Marine boundary layer (MBL) stratus and stratocumulus clouds are of great importance for the heat balance of the earth-atmosphere system. The ocean surface has a very low albedo whereas stratus clouds reflect solar radiation efficiently. The temperatures of the ocean surface and the cloud top are similar, which implies that they radiate about equal amounts in the long-wave range of the spectrum. The total radiative forcing of MBL clouds is thus negative. Measurements are never sufficiently dense to determine temporal and spatial variability in cloud depth, cloud droplet number, and effective radius from observations alone, nor can feedback mechanisms be easily quantified solely on the basis of field data. Models based on first-principles allow one to explore phenomena governing MBL clouds over a wide range of conditions.

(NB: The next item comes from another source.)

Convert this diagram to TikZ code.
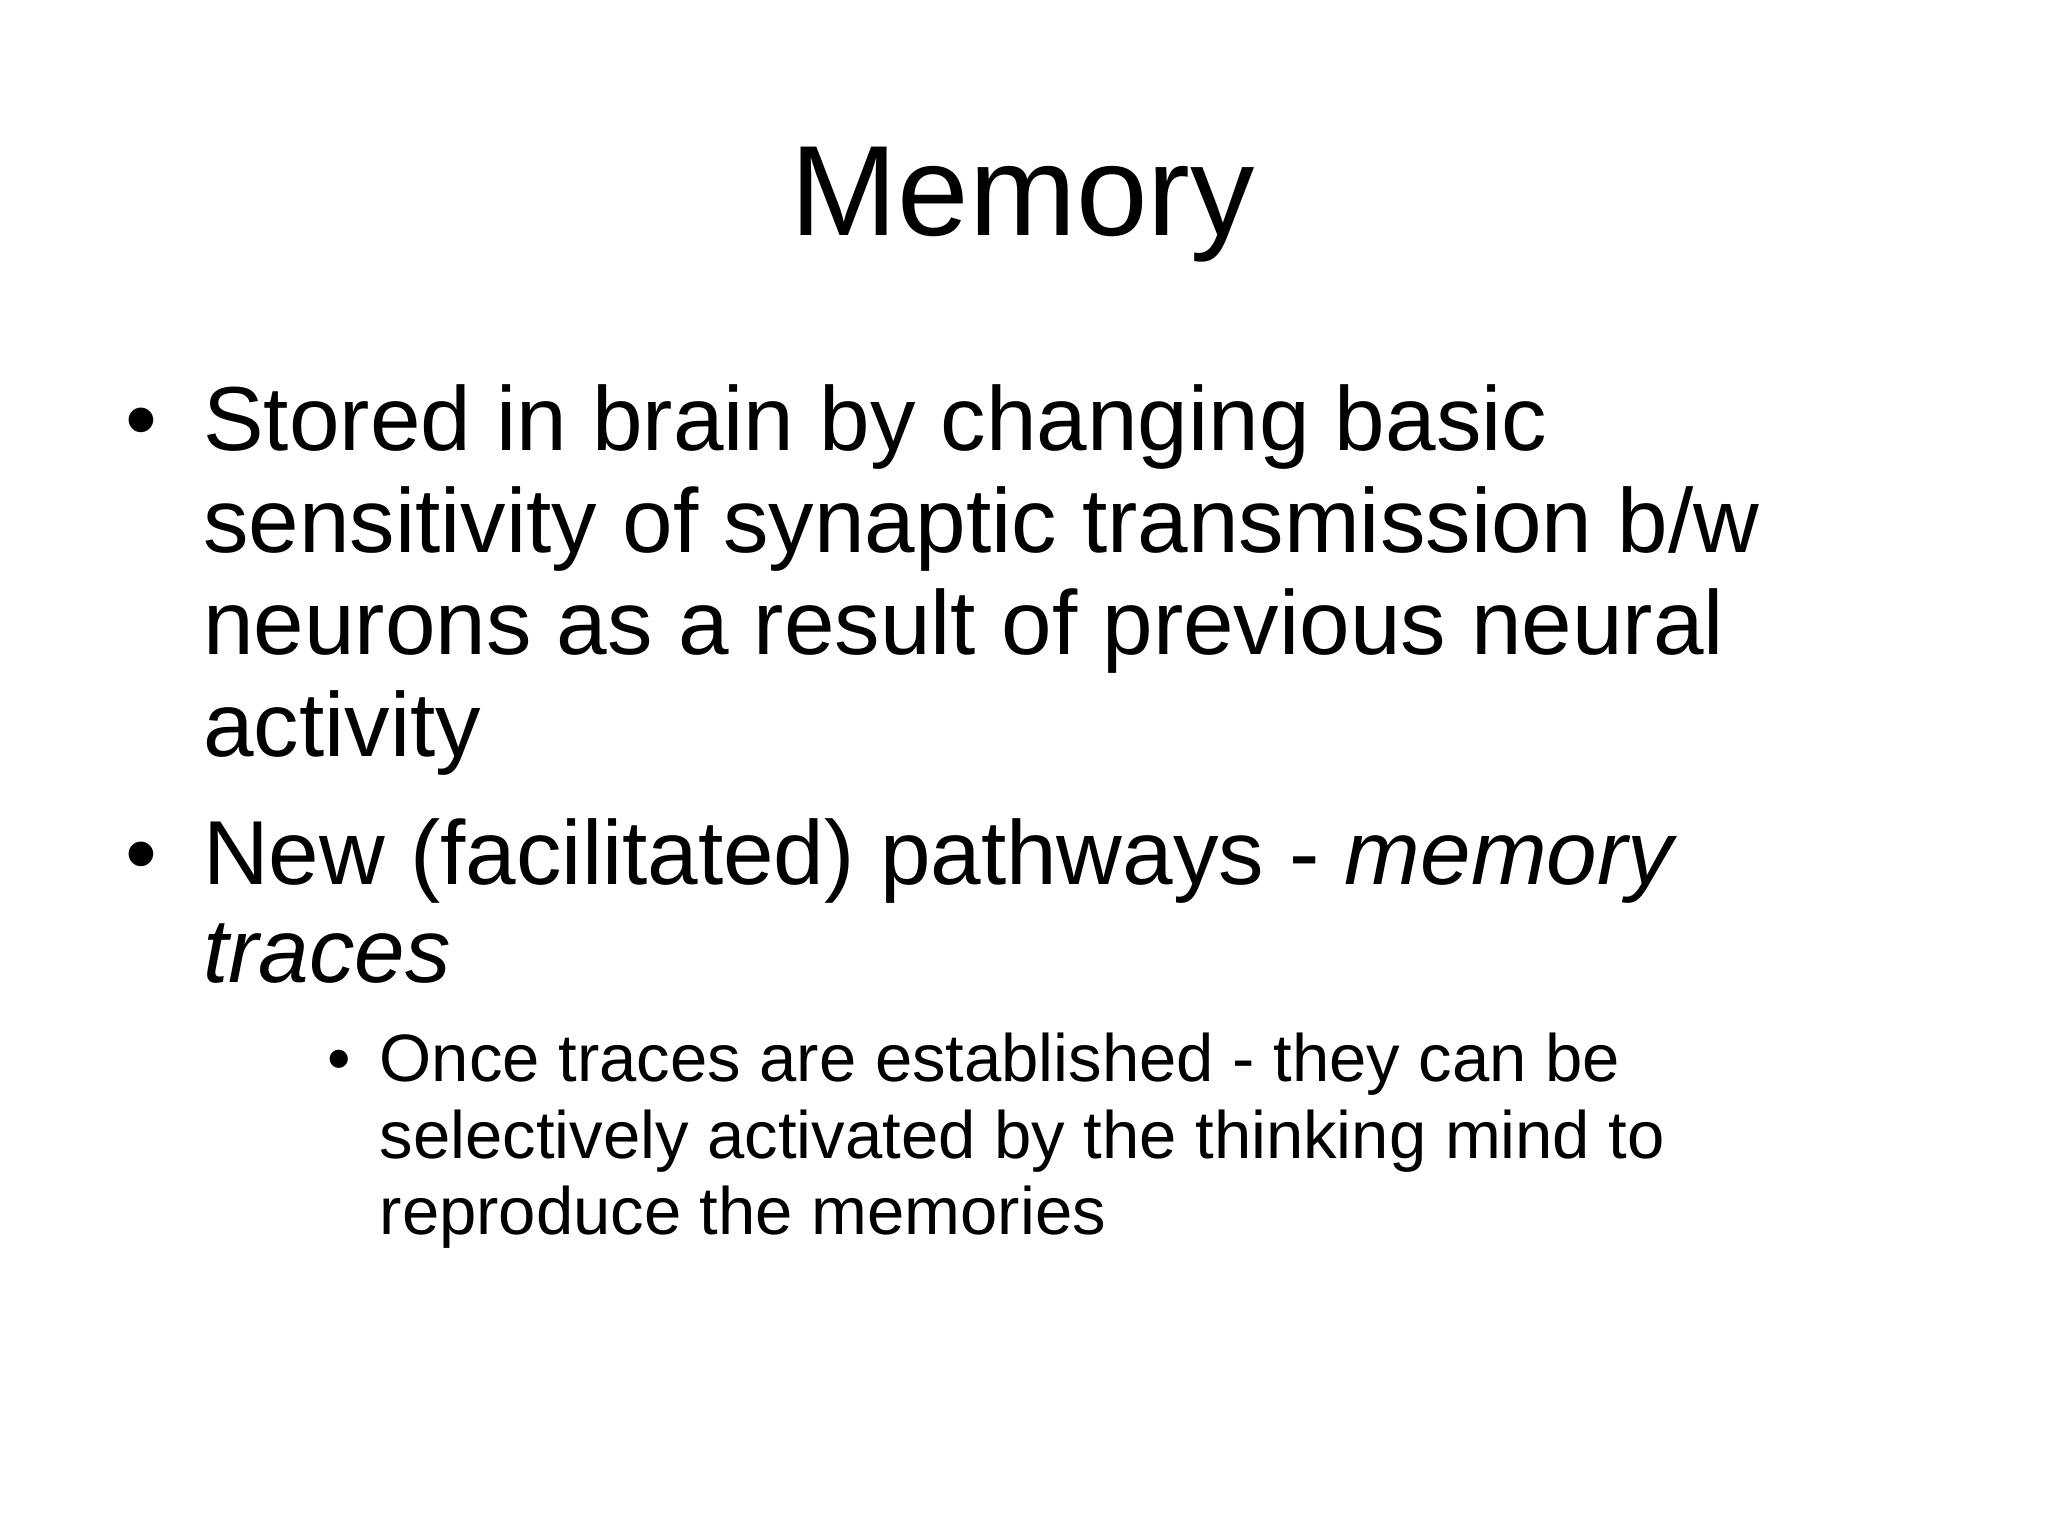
\documentclass[tikz,border=0pt]{standalone}
\usepackage{fontspec}
\setmainfont{Liberation Sans}
\begin{document}
\begin{tikzpicture}
\useasboundingbox (0,0) rectangle (15.68,11.76);
\tikzset{
 body/.style={anchor=base west,inner sep=0pt,font=\fontsize{19.8pt}{22.1pt}\selectfont},
 sub/.style={anchor=base west,inner sep=0pt,font=\fontsize{14.6pt}{16.5pt}\selectfont},
}
\node[anchor=base,inner sep=0pt,font=\fontsize{28pt}{30pt}\selectfont] (title) at (7.83,9.96) {Memory};
\node[body] (d1) at (0.95,8.31) {•};
\node[body] (b1a) at (1.55,8.31) {Stored in brain by changing basic};
\node[body] (b1b) at (1.55,7.53) {sensitivity of synaptic transmission b/w};
\node[body] (b1c) at (1.55,6.75) {neurons as a result of previous neural};
\node[body] (b1d) at (1.55,5.97) {activity};
\node[body] (d2) at (0.95,4.99) {•};
\node[body] (b2a) at (1.55,4.99) {New (facilitated) pathways - \textit{memory}};
\node[body] (b2b) at (1.55,4.24) {\textit{traces}};
\node[sub] (d3) at (2.50,3.48) {•};
\node[sub] (s1a) at (2.90,3.48) {Once traces are established - they can be};
\node[sub] (s1b) at (2.90,2.89) {selectively activated by the thinking mind to};
\node[sub] (s1c) at (2.90,2.31) {reproduce the memories};
\end{tikzpicture}
\end{document}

A number of models of varying complexity have been developed to study different aspects of MBL clouds. They range from mixed-layer models with bulk water schemes to LES with explicit microphysics each having its own advantages and limitations. The most fundamental simulations can be obtained by LES, but they are extremely computer intensive and cannot be used to study a wide range of phenomena and scenarios.

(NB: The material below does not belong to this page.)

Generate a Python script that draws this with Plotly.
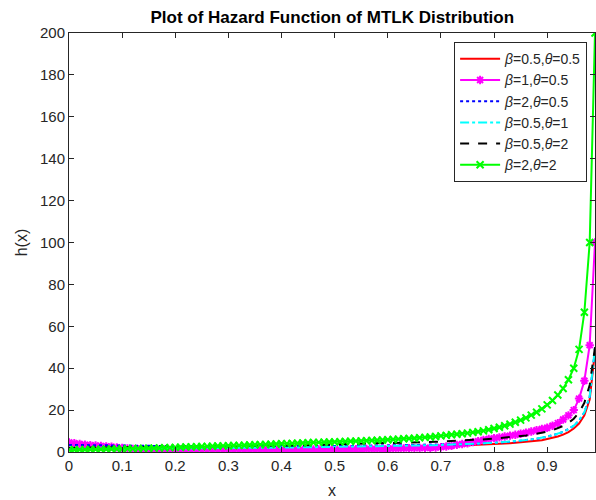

Ensemble-average models are commonly used for simulating boundary layers. A few attempts have been performed to extend such models to include calculations of binned explicit microphysics. However, they have a serious limitation because of omission of important terms in the equations for the time evolution of the spatially averaged droplet spectrum. When deriving the ensemble-averaged equations for the time evolution of the binned cloud droplets, two correlation terms arise from unresolved scale perturbations in supersaturation and droplet number concentration. These two terms, for the condensational growth and collision/coalescence processes, have previously been neglected in ensemble-average models.

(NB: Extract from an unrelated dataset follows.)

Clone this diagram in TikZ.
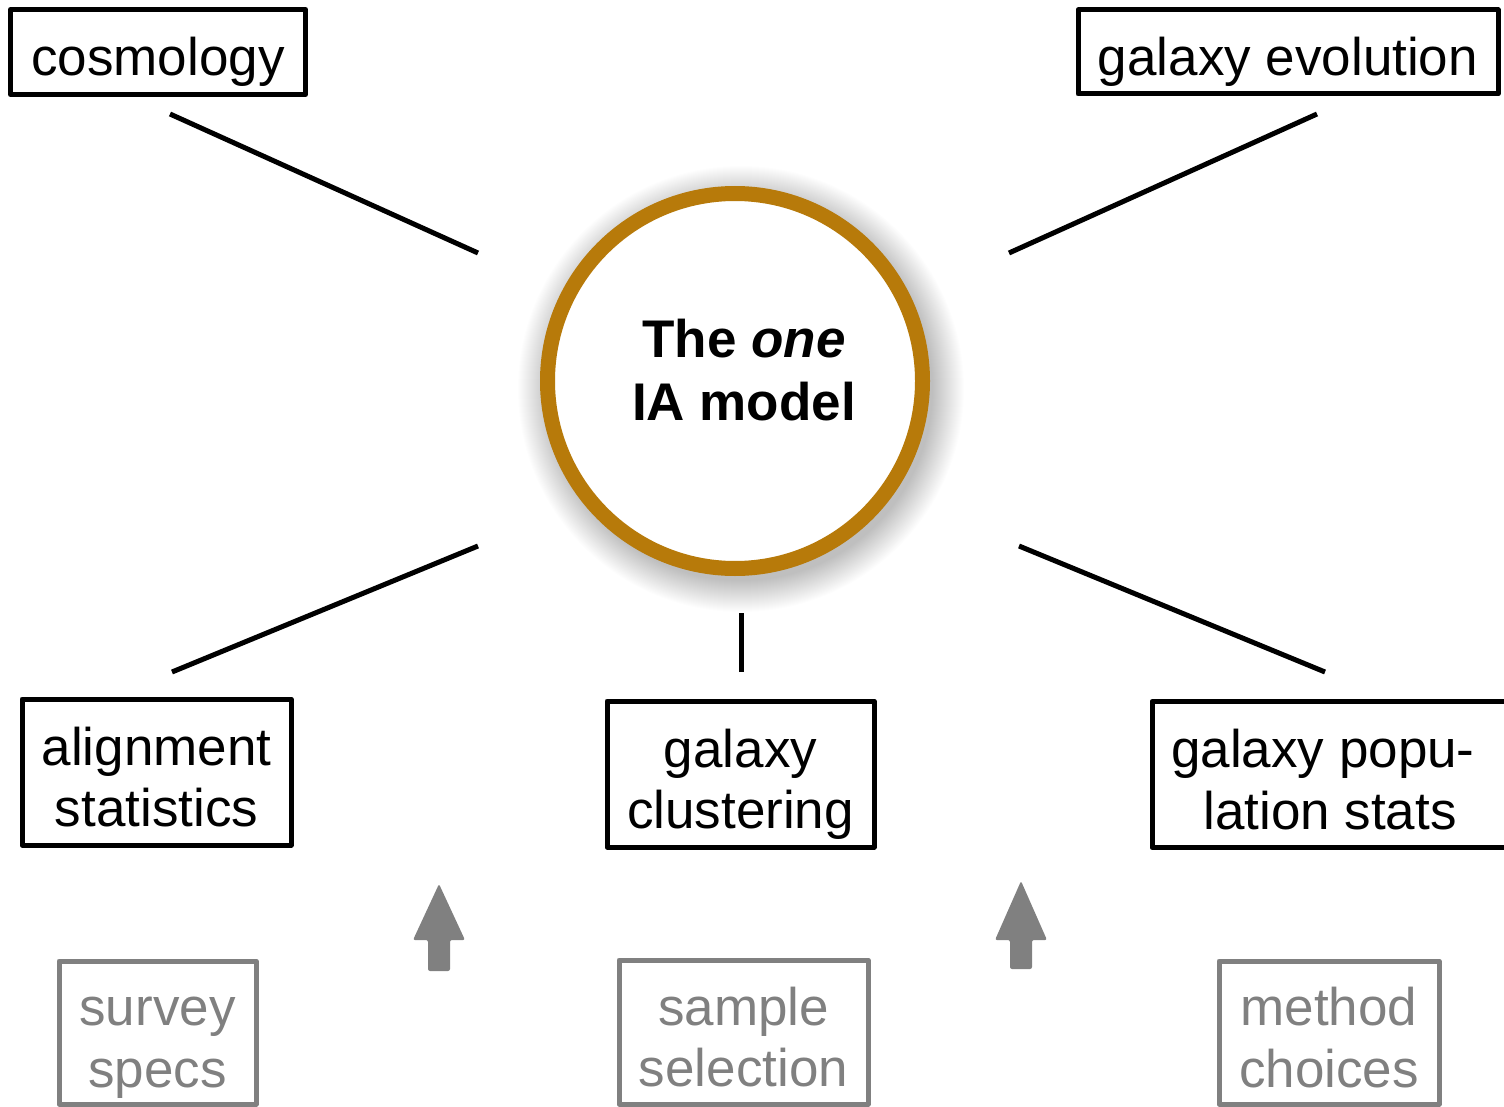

An earlier investigation, using LES results, found the collision/coalescence correlation to be negligible. The model presented here is and ensemble-average boundary-layer model with explicit calculations of CCN and cloud droplets/drops, including calculations of condensational growth, collision/coalescence, and gravitational settling. The supersaturation-number concentration correlation term is here parameterized using a traditional boundary-layer flux-gradient relationship. The simulations presented in this paper clearly show the impact of this previously neglected term. The simulated supersaturation exhibits a maximum at cloud base, decreasing to zero at the cloud top, just as is found when conditionally averaging over the up-drafts in a LES. Simulated cloud droplet spectra are realistic in the entire cloud; the cloud droplet number concentration is constant with height in the cloud, and the radius of the mean droplet volume increases with height, as is found in observations of marine stratocumulus.

These results suggest that conclusions drawn from previous studies with ensemble-average models neglecting this term are likely to be influenced by unphysical behavior of the model.